(Exercise brief):
Among the entries that follow, locate the line with "Generate a Python" and the line with "x_label_expr = json.dumps(label_arr)". Output those lines and all lines in between, exactly, minus the pictures.

(Records to use):
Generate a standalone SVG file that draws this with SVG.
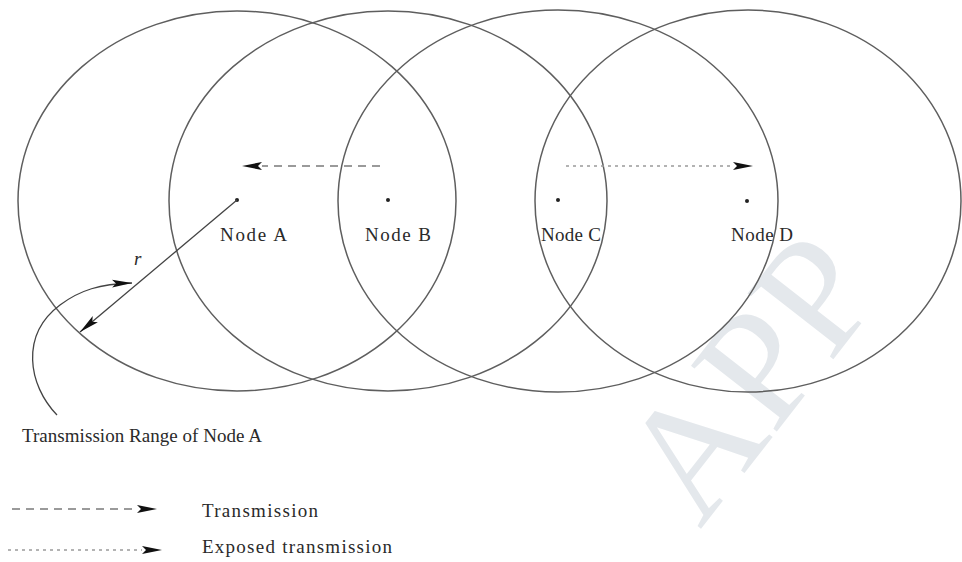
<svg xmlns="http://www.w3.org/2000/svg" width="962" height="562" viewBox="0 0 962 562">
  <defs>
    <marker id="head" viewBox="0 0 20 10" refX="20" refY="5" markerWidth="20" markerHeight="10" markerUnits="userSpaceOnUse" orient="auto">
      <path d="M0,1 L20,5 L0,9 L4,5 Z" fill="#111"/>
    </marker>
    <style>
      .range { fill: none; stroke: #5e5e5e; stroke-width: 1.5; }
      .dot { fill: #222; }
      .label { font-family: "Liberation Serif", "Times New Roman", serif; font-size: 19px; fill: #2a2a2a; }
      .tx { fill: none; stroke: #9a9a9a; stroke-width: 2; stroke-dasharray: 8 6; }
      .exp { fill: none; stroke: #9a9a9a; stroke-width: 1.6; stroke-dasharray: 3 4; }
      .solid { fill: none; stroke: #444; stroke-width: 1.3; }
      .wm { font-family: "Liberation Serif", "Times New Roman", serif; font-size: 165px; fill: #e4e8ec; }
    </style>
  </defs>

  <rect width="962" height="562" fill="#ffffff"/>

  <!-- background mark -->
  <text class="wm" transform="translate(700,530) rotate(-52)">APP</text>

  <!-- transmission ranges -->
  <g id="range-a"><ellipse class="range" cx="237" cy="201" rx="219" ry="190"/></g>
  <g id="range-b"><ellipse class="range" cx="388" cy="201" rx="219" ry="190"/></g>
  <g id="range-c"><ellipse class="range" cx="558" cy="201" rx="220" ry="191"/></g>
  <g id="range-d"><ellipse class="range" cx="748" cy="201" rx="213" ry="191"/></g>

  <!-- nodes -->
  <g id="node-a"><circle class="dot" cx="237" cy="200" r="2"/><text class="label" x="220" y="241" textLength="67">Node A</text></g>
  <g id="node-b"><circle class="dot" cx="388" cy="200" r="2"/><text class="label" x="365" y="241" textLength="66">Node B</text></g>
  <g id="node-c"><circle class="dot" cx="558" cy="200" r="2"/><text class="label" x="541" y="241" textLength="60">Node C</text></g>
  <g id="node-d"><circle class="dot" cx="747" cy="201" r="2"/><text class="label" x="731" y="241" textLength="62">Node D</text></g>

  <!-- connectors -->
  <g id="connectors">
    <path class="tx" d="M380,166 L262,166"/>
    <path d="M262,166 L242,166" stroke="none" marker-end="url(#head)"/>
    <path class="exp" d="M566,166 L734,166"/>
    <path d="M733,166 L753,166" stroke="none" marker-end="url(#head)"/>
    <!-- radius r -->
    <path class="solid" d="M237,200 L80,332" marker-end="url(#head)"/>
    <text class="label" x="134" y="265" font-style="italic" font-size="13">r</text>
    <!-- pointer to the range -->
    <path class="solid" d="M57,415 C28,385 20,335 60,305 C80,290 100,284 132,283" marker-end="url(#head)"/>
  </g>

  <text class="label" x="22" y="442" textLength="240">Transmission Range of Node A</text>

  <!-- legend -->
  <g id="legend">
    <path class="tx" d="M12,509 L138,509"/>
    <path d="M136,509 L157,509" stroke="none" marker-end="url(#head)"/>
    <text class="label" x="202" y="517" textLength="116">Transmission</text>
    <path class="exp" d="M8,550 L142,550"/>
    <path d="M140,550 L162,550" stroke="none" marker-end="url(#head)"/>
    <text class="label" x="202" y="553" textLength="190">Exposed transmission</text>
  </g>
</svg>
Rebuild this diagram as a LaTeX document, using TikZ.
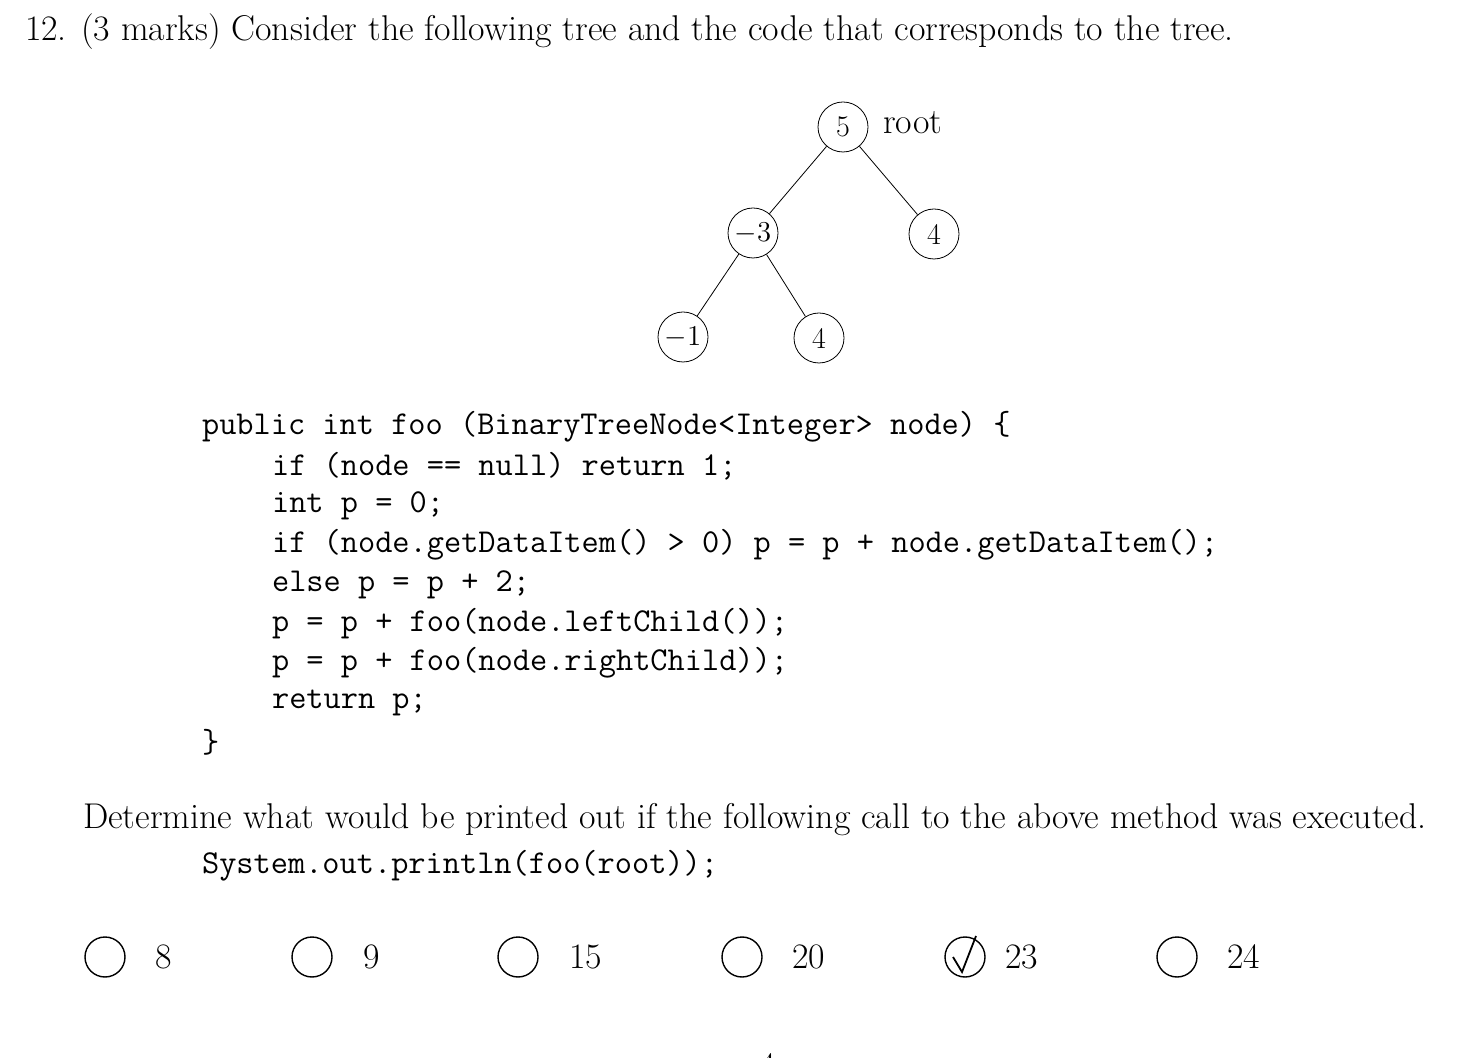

--

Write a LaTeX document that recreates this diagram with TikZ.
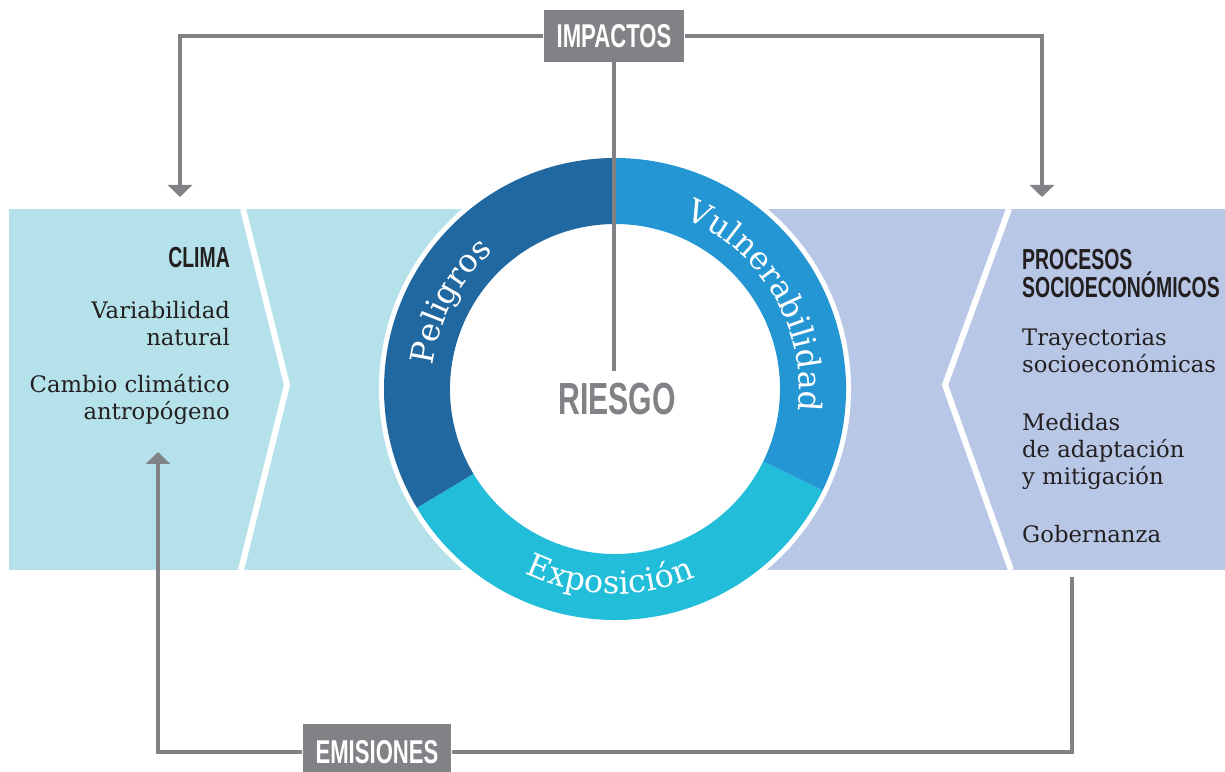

---

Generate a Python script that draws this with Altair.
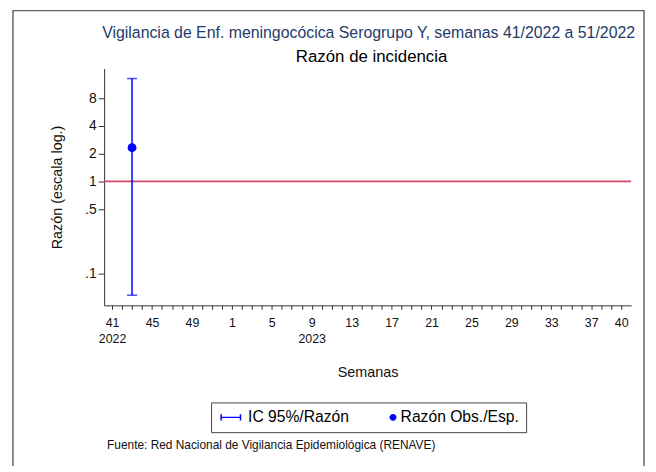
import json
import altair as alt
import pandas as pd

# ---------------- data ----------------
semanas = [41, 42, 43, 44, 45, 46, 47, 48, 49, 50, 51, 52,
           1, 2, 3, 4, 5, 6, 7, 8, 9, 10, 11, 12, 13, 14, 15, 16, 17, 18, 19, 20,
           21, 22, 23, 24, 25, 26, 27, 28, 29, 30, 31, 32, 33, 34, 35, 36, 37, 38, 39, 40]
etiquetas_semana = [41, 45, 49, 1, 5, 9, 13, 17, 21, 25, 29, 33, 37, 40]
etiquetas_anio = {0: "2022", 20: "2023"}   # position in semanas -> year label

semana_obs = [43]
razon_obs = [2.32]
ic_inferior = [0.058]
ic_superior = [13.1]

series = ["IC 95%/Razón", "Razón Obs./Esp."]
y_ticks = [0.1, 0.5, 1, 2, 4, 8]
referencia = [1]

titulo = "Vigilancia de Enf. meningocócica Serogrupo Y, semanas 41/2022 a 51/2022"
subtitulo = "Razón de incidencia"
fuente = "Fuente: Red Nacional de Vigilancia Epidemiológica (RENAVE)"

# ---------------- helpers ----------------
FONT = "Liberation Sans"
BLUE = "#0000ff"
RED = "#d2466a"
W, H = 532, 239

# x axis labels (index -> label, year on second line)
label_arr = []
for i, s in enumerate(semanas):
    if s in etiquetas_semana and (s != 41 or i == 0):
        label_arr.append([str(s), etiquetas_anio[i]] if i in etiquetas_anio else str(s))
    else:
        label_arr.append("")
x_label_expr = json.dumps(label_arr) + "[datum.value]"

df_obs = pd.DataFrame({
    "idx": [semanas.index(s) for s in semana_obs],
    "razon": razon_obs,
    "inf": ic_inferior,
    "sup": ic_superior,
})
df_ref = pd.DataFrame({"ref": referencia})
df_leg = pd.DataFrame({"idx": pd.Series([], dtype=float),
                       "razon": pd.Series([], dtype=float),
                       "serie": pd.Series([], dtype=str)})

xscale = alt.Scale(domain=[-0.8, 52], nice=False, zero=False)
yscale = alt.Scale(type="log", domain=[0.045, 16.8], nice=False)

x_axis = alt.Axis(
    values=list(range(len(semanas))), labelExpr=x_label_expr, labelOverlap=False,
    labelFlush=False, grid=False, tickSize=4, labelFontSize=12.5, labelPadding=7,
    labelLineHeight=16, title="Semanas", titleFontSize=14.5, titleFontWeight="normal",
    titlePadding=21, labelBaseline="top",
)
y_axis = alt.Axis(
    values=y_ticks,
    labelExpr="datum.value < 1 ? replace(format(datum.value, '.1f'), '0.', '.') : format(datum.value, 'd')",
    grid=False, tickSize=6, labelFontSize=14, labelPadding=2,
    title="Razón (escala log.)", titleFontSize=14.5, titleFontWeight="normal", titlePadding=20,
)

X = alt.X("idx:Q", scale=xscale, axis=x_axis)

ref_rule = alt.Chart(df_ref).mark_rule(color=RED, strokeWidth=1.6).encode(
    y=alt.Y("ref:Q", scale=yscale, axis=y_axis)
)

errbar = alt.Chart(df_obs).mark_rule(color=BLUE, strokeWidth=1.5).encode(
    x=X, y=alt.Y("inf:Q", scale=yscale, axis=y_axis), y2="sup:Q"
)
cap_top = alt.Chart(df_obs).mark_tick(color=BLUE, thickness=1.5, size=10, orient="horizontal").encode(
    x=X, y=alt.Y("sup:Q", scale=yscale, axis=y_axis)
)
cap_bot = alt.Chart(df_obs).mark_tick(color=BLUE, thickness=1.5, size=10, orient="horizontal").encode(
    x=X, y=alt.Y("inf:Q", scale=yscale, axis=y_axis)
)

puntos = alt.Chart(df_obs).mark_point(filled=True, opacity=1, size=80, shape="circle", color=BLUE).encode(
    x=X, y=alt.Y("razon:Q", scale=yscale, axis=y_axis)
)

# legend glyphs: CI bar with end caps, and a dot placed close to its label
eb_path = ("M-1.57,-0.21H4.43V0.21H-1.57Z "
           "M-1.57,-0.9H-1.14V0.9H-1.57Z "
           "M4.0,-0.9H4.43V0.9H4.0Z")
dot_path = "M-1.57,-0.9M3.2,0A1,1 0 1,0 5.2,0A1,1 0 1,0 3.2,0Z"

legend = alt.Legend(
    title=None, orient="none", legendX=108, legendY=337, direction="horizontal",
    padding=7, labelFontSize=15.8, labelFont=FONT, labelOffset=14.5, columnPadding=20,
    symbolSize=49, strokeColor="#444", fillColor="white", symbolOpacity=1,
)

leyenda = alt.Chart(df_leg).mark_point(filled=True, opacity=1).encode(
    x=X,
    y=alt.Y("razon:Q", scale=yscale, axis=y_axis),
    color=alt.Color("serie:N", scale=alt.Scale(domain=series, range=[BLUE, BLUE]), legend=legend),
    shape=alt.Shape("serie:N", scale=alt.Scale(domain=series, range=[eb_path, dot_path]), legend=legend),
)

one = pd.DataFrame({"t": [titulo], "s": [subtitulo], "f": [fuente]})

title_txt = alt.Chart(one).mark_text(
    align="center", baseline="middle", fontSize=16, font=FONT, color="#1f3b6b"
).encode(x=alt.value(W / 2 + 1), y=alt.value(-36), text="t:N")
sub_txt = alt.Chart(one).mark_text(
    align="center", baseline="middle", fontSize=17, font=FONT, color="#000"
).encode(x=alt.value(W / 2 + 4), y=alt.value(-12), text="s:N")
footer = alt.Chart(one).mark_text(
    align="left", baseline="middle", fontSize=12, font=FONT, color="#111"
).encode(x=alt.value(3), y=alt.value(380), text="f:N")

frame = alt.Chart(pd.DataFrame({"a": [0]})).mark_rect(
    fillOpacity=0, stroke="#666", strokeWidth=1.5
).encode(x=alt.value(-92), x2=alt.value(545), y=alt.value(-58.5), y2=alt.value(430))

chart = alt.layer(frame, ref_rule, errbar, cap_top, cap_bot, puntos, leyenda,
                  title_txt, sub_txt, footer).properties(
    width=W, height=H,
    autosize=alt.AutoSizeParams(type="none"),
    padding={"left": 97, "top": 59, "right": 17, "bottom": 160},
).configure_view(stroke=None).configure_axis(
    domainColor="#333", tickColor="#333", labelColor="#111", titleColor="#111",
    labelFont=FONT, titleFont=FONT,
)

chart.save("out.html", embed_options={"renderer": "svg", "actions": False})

(Result of the exercise):
Generate a Python script that draws this with Altair.
import json
import altair as alt
import pandas as pd

# ---------------- data ----------------
semanas = [41, 42, 43, 44, 45, 46, 47, 48, 49, 50, 51, 52,
           1, 2, 3, 4, 5, 6, 7, 8, 9, 10, 11, 12, 13, 14, 15, 16, 17, 18, 19, 20,
           21, 22, 23, 24, 25, 26, 27, 28, 29, 30, 31, 32, 33, 34, 35, 36, 37, 38, 39, 40]
etiquetas_semana = [41, 45, 49, 1, 5, 9, 13, 17, 21, 25, 29, 33, 37, 40]
etiquetas_anio = {0: "2022", 20: "2023"}   # position in semanas -> year label

semana_obs = [43]
razon_obs = [2.32]
ic_inferior = [0.058]
ic_superior = [13.1]

series = ["IC 95%/Razón", "Razón Obs./Esp."]
y_ticks = [0.1, 0.5, 1, 2, 4, 8]
referencia = [1]

titulo = "Vigilancia de Enf. meningocócica Serogrupo Y, semanas 41/2022 a 51/2022"
subtitulo = "Razón de incidencia"
fuente = "Fuente: Red Nacional de Vigilancia Epidemiológica (RENAVE)"

# ---------------- helpers ----------------
FONT = "Liberation Sans"
BLUE = "#0000ff"
RED = "#d2466a"
W, H = 532, 239

# x axis labels (index -> label, year on second line)
label_arr = []
for i, s in enumerate(semanas):
    if s in etiquetas_semana and (s != 41 or i == 0):
        label_arr.append([str(s), etiquetas_anio[i]] if i in etiquetas_anio else str(s))
    else:
        label_arr.append("")
x_label_expr = json.dumps(label_arr) + "[datum.value]"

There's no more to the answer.